People keep referencing this movie, so I finally watched it. While watching, though, I couldn’t help but think to myself that there is no way this movie would have made any money today. It is long; there are large choreographed dances that have the potential to be boring; and the story is rather banal. That being said, I’m glad it was made in 1961 and not 2010 because the movie was actually brilliant. Different, but brilliant. And it needed the environment of the ’60s where Hollywood was very much about the epic (Ben-Hur was in 1959 and Lawrence of Arabia was in 1962).

West Side Story opens with a wordless dance sequence where the Jets and the Sharks lay claim to their neighborhoods and make their presence known. Quickly, we see the plot unfold: Maria, a Puerto Rican immigrant, goes to a dance with her best friend, Anita, and her brother (and Anita’s boyfriend), Bernardo. There, Bernardo sees Maria dancing with a white man, Tony, from the rival gang. From the rest of the movie forward, it is obvious that the star-struck lovers can never be openly together. Although Shakespeare is not a credited author, it is abundantly clear that this story will follow the trajectory of Romeo and Juliet. As any student of literature knows, this story does not end well.

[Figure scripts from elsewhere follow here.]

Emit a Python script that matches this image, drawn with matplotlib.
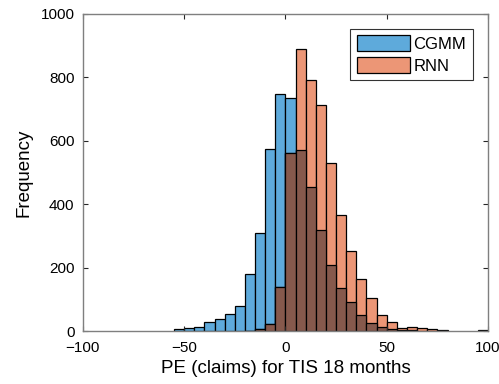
import numpy as np
import matplotlib
matplotlib.use("Agg")
import matplotlib.pyplot as plt

plt.rcParams['font.family'] = ['Liberation Sans', 'DejaVu Sans']

# bin edges every 5 claims from -100 to 100
bin_edges = np.arange(-100, 101, 5)

# counts per bin, keyed by the bin's left edge
cgmm_left = [-55, -50, -45, -40, -35, -30, -25, -20, -15, -10, -5, 0, 5, 10,
             15, 20, 25, 30, 35, 40, 45, 50, 55, 60, 95]
cgmm_count = [5, 10, 13, 29, 37, 55, 80, 179, 308, 574, 748, 736, 570, 453,
              319, 207, 135, 90, 50, 24, 12, 6, 3, 2, 4]

rnn_left = [-20, -15, -10, -5, 0, 5, 10, 15, 20, 25, 30, 35, 40, 45, 50, 55,
            60, 65, 70, 75]
rnn_count = [1, 6, 22, 138, 562, 890, 790, 712, 530, 365, 252, 163, 103, 50,
             29, 8, 14, 9, 5, 4]

series_names = ["CGMM", "RNN"]

BLUE = "#5eaadb"
ORANGE = "#ec9676"
BROWN = "#86594c"
AXCOL = "#262626"


def full_counts(lefts, counts):
    out = np.zeros(len(bin_edges) - 1)
    for l, c in zip(lefts, counts):
        out[int((l - bin_edges[0]) // 5)] = c
    return out


cg = full_counts(cgmm_left, cgmm_count)
rn = full_counts(rnn_left, rnn_count)
overlap = np.minimum(cg, rn)
left = bin_edges[:-1]
width = bin_edges[1] - bin_edges[0]

fig = plt.figure(figsize=(4.99, 3.84), dpi=100)
ax = fig.add_axes([0.166, 0.138, 0.812, 0.826])

kw = dict(width=width, align="edge", edgecolor="black", linewidth=0.9)
m = cg > 0
ax.bar(left[m], cg[m], color=BLUE, label=series_names[0], **kw)
m = rn > 0
ax.bar(left[m], rn[m], color=ORANGE, label=series_names[1], **kw)
m = overlap > 0
ax.bar(left[m], overlap[m], color=BROWN, **kw)

ax.set_xlim(-100, 100)
ax.set_ylim(0, 1000)
ax.set_xticks([-100, -50, 0, 50, 100])
ax.set_yticks(np.arange(0, 1001, 200))
ax.tick_params(direction="in", top=True, right=True, length=3.5,
               labelsize=11, colors=AXCOL, labelcolor="black")
ax.tick_params(axis="x", pad=7)
ax.tick_params(axis="y", pad=6)
for s in ax.spines.values():
    s.set_color("#7f7f7f")
    s.set_linewidth(1.0)
ax.set_xlabel("PE (claims) for TIS 18 months", fontsize=13.5, labelpad=4)
ax.set_ylabel("Frequency", fontsize=13.5, labelpad=6)

leg = ax.legend(loc="upper right", fontsize=12, frameon=True, fancybox=False,
                edgecolor="black", handlelength=3.2, handleheight=1.1,
                borderpad=0.4, labelspacing=0.3, handletextpad=0.2,
                borderaxespad=0.9)
leg.get_frame().set_linewidth(0.8)

fig.savefig("out.png", dpi=100)
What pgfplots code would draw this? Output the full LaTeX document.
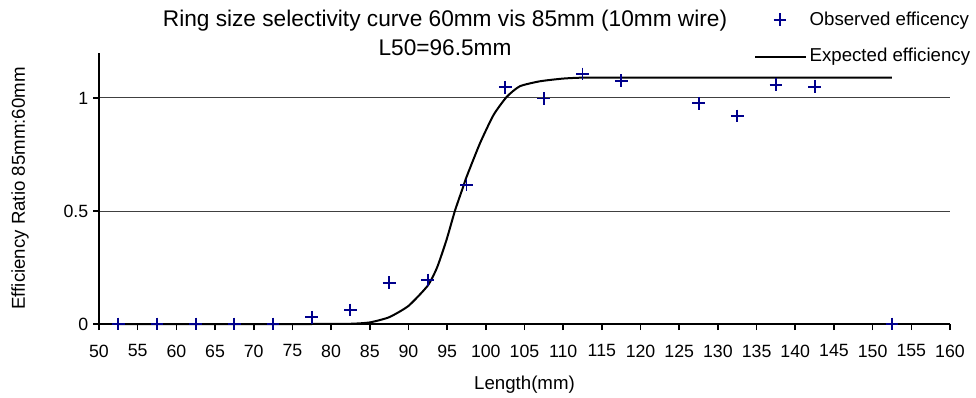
\documentclass[border=0pt]{standalone}
\usepackage{fontspec}
\setmainfont{Liberation Sans}
\usepackage{pgfplots}
\pgfplotsset{compat=1.18}
\definecolor{navyblue}{RGB}{0,0,140}
\pgfplotsset{
  marklegend/.style={legend image code/.code={\path[draw=none] (0pt,0pt) -- (38pt,0pt); \draw[##1] plot coordinates {(18.5pt,0pt)};}},
  linelegend/.style={legend image code/.code={\draw[##1] (0pt,-1.5pt) -- (38pt,-1.5pt);}},
}
\begin{document}
\begin{tikzpicture}
\begin{axis}[
  at={(74.25pt,54.75pt)}, anchor=south west,
  scale only axis, width=638.25pt, height=203.4pt,
  xmin=50, xmax=160, ymin=0, ymax=1.2,
  axis x line*=bottom, axis y line*=left,
  axis line style={line width=1.5pt, black, -},
  xtick={50,55,...,160}, ytick={0,0.5,1},
  tick align=outside, major tick length=4.5pt,
  tick style={line width=1.2pt, black},
  minor tick num=0,
  ymajorgrids, grid style={line width=0.75pt, black!75},
  tick label style={font=\fontsize{13.3}{15}\selectfont},
  xticklabel style={yshift=-7.5pt},
  /pgf/number format/assume math mode=true,
  xlabel={Length(mm)}, ylabel={Efficiency Ratio 85mm:60mm},
  label style={font=\fontsize{14}{16}\selectfont},
  xlabel style={at={(axis description cs:0.5,-0.222)}, anchor=center},
  ylabel style={at={(axis description cs:-0.0928,0.5)}, anchor=center},
  clip=false,
  legend style={at={(rel axis cs:0.7700,1.16)}, anchor=north west,
    draw=none, fill=none, inner sep=0pt, outer sep=0pt,
    font=\fontsize{14}{16}\selectfont, row sep=11pt},
  legend cell align=left,
]
\addplot[only marks, mark=+, mark size=4.8pt, line width=1.4pt, color=navyblue, marklegend]
  coordinates {
  (52.5,0) (57.5,0) (62.5,0) (67.5,0) (72.5,0) (77.5,0.03) (82.5,0.062)
  (87.5,0.183) (92.5,0.195) (97.5,0.615) (102.5,1.047) (107.5,0.998)
  (112.5,1.106) (117.5,1.077) (127.5,0.977) (132.5,0.920) (137.5,1.058)
  (142.5,1.050) (152.5,0)
  };
\addlegendentry{Observed efficency}
\addplot[black, line width=1.5pt, smooth, tension=0.35, linelegend]
  coordinates {
  (52.5,0) (57.5,0) (62.5,0) (67.5,0) (72.5,0) (77.5,0) (82.5,0.001)
  (85,0.007) (87.5,0.03) (90,0.08) (92.5,0.17) (93.7,0.25) (94.9,0.37)
  (96,0.50) (97,0.60) (97.5,0.65) (99.25,0.80) (101,0.925) (102.7,1.005)
  (104.4,1.052) (107,1.074) (110,1.086) (112.5,1.09) (117.5,1.09)
  (122.5,1.09) (127.5,1.09) (132.5,1.09) (137.5,1.09) (142.5,1.09)
  (147.5,1.09) (152.5,1.09)
  };
\addlegendentry{Expected efficiency}
\node[anchor=base, font=\fontsize{17}{20}\selectfont] at (axis cs:94.73,1.318) {Ring size selectivity curve 60mm vis 85mm (10mm wire)};
\node[anchor=base, font=\fontsize{17}{20}\selectfont] at (axis cs:94.73,1.190) {L50=96.5mm};
\end{axis}
\pgfresetboundingbox
\path[use as bounding box] (0,0) rectangle (732pt,297.75pt);
\end{tikzpicture}
\end{document}
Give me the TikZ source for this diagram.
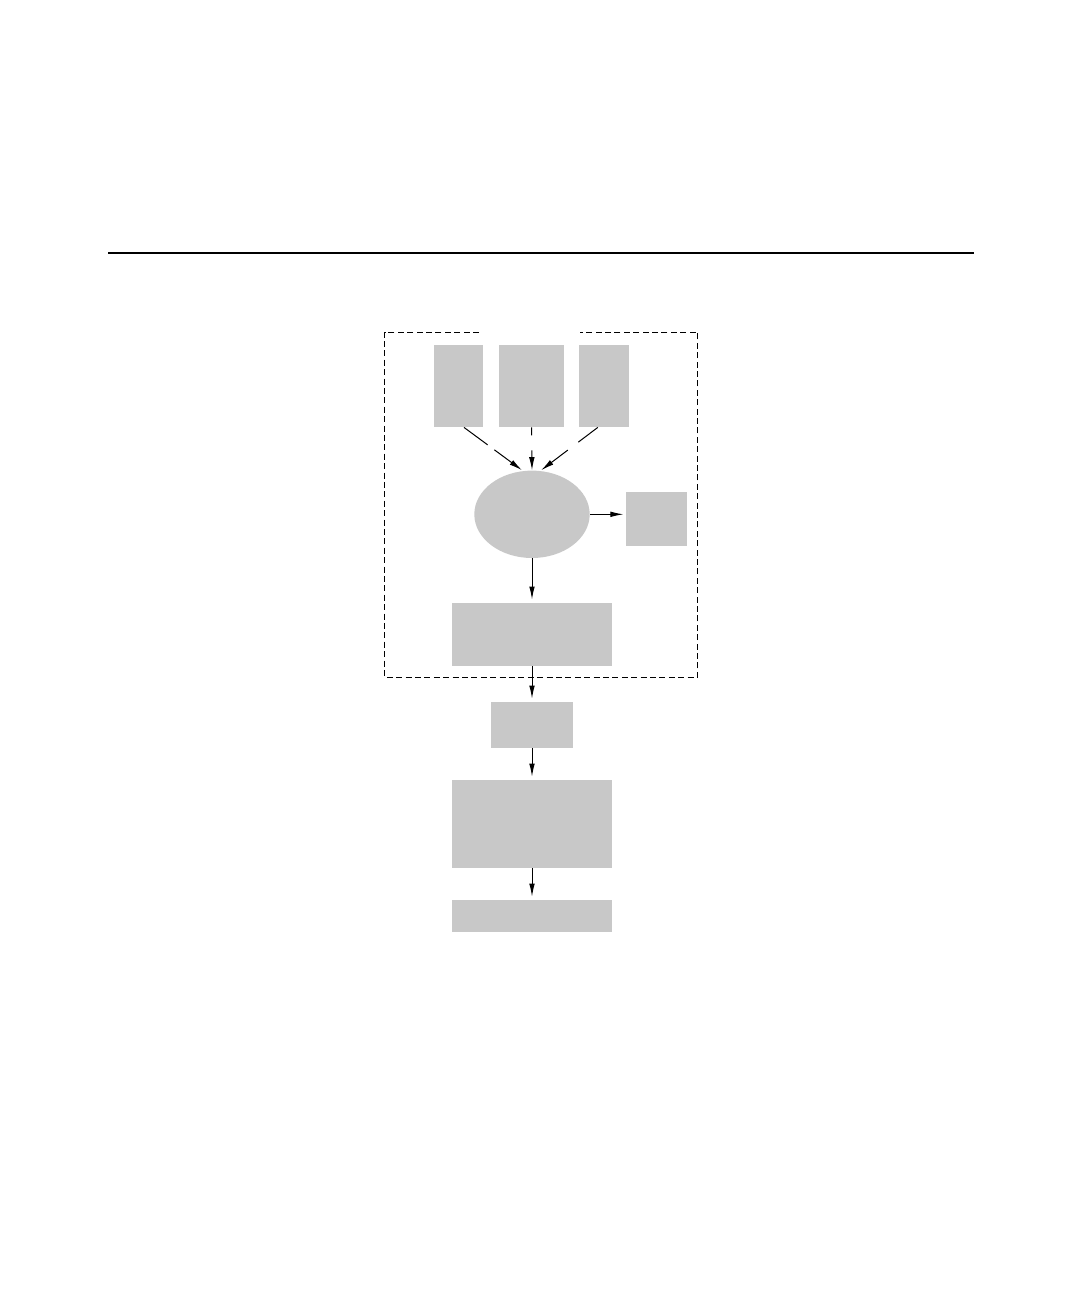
\documentclass[tikz,border=0pt]{standalone}
\usepackage{tikz}
\usetikzlibrary{shapes.geometric,arrows.meta}
\definecolor{boxgray}{HTML}{C8C8C8}
\tikzstyle{block} = [rectangle, fill=boxgray, draw=none, inner sep=0pt]
\tikzstyle{blob} = [ellipse, fill=boxgray, draw=none, inner sep=0pt,
  minimum width=57.7pt, minimum height=43.7pt]
\tikzstyle{line} = [draw, line width=0.5pt, -{Latex[length=6.5pt,width=2.8pt]}]
\tikzstyle{frame} = [draw, line width=0.5pt, dash pattern=on 3pt off 1.7pt]

\begin{document}
\begin{tikzpicture}[x=0.5pt, y=-0.5pt]
    \useasboundingbox (0,0) rectangle (1081,1297);
    \draw[line width=1.1pt] (108,252.8) -- (974,252.8);

    % three inputs
    \node[block, minimum width=24.5pt, minimum height=41pt] (inA) at (458.4,386) {};
    \node[block, minimum width=32.5pt, minimum height=41pt] (inB) at (531.5,386) {};
    \node[block, minimum width=25pt, minimum height=41pt] (inC) at (603.8,386) {};
    \node[blob] (core) at (532,514.3) {};
    \node[block, minimum width=30.5pt, minimum height=27pt] (side) at (656.3,519) {};
    \node[block, minimum width=80pt, minimum height=31.5pt] (stage) at (532,634.4) {};

    % below the frame
    \node[block, minimum width=41pt, minimum height=23pt] (mid) at (532,725) {};
    \node[block, minimum width=80pt, minimum height=44pt] (big) at (532,824) {};
    \node[block, minimum width=80pt, minimum height=16pt] (out) at (532,916) {};

    \draw[frame] (479,332) -- (384.5,332) -- (384.5,677) -- (697.7,677)
      -- (697.7,332) -- (580,332);

    \path[line, dash pattern=on 14.7pt off 4.2pt on 100pt off 1pt]
      ([xshift=2.8pt]inA.south) -- ([xshift=-5pt]core.north);
    \path[line, dash pattern=on 4pt off 7.5pt on 100pt off 1pt]
      (inB.south) -- (core.north);
    \path[line, dash pattern=on 12.2pt off 6.6pt on 100pt off 1pt]
      ([xshift=-3pt]inC.south) -- ([xshift=4.6pt]core.north);
    \path[line, shorten >=1pt] (core.east) -- (core.east -| side.west);
    \path[line, shorten >=1.5pt] (core.south) -- (stage.north);
    \path[line, shorten >=1.5pt] (stage.south) -- (mid.north);
    \path[line, shorten >=1.5pt] (mid.south) -- (big.north);
    \path[line, shorten >=1.5pt] (big.south) -- (out.north);
\end{tikzpicture}
\end{document}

What separates West Side Story is its theatricality. Lately, there have been movie musicals coming out that try to ground the singing and dancing in reality. They try to explain why people are bursting into song. West Side Story is unashamed of its love to theater and embraces the staging of well, everything. Even the fight sequences are intricately choreographed movements revolving around one’s partner.

Photo credit: Esquire

On a social context, West Side Story brought immigrant strife to the forefront. America is built on immigrants and yet, every time a new group joins, they will without question be ostracized. Rita Moreno plays Anita, a fiesty Puerto Rican woman who stays true to her heritage. The rooftop scene “Coming to America” is a classic and the way she flares her skirt is iconic. Maria, on the other hand, is younger and more inclined to assimilate into American culture, particularly by dating an American boy. Interestingly, Maria is played by Natalie Wood, who is nowhere near Puerto Rican. If her acting acumen was large enough to warrant this change in race, I would let it slide. However, it is not. It is obvious that Wood is faking an accent and she just doesn’t have the latina vibe. It seems the Academy agrees as West Side Story won 10 Oscars, but did not even give a nomination to Wood.

Nonetheless, this movie is a classic. Now, I finally understand that Santana song and the homage Michael Jackson paid to it in his video for Beat It. A must-see for pop culture junkies!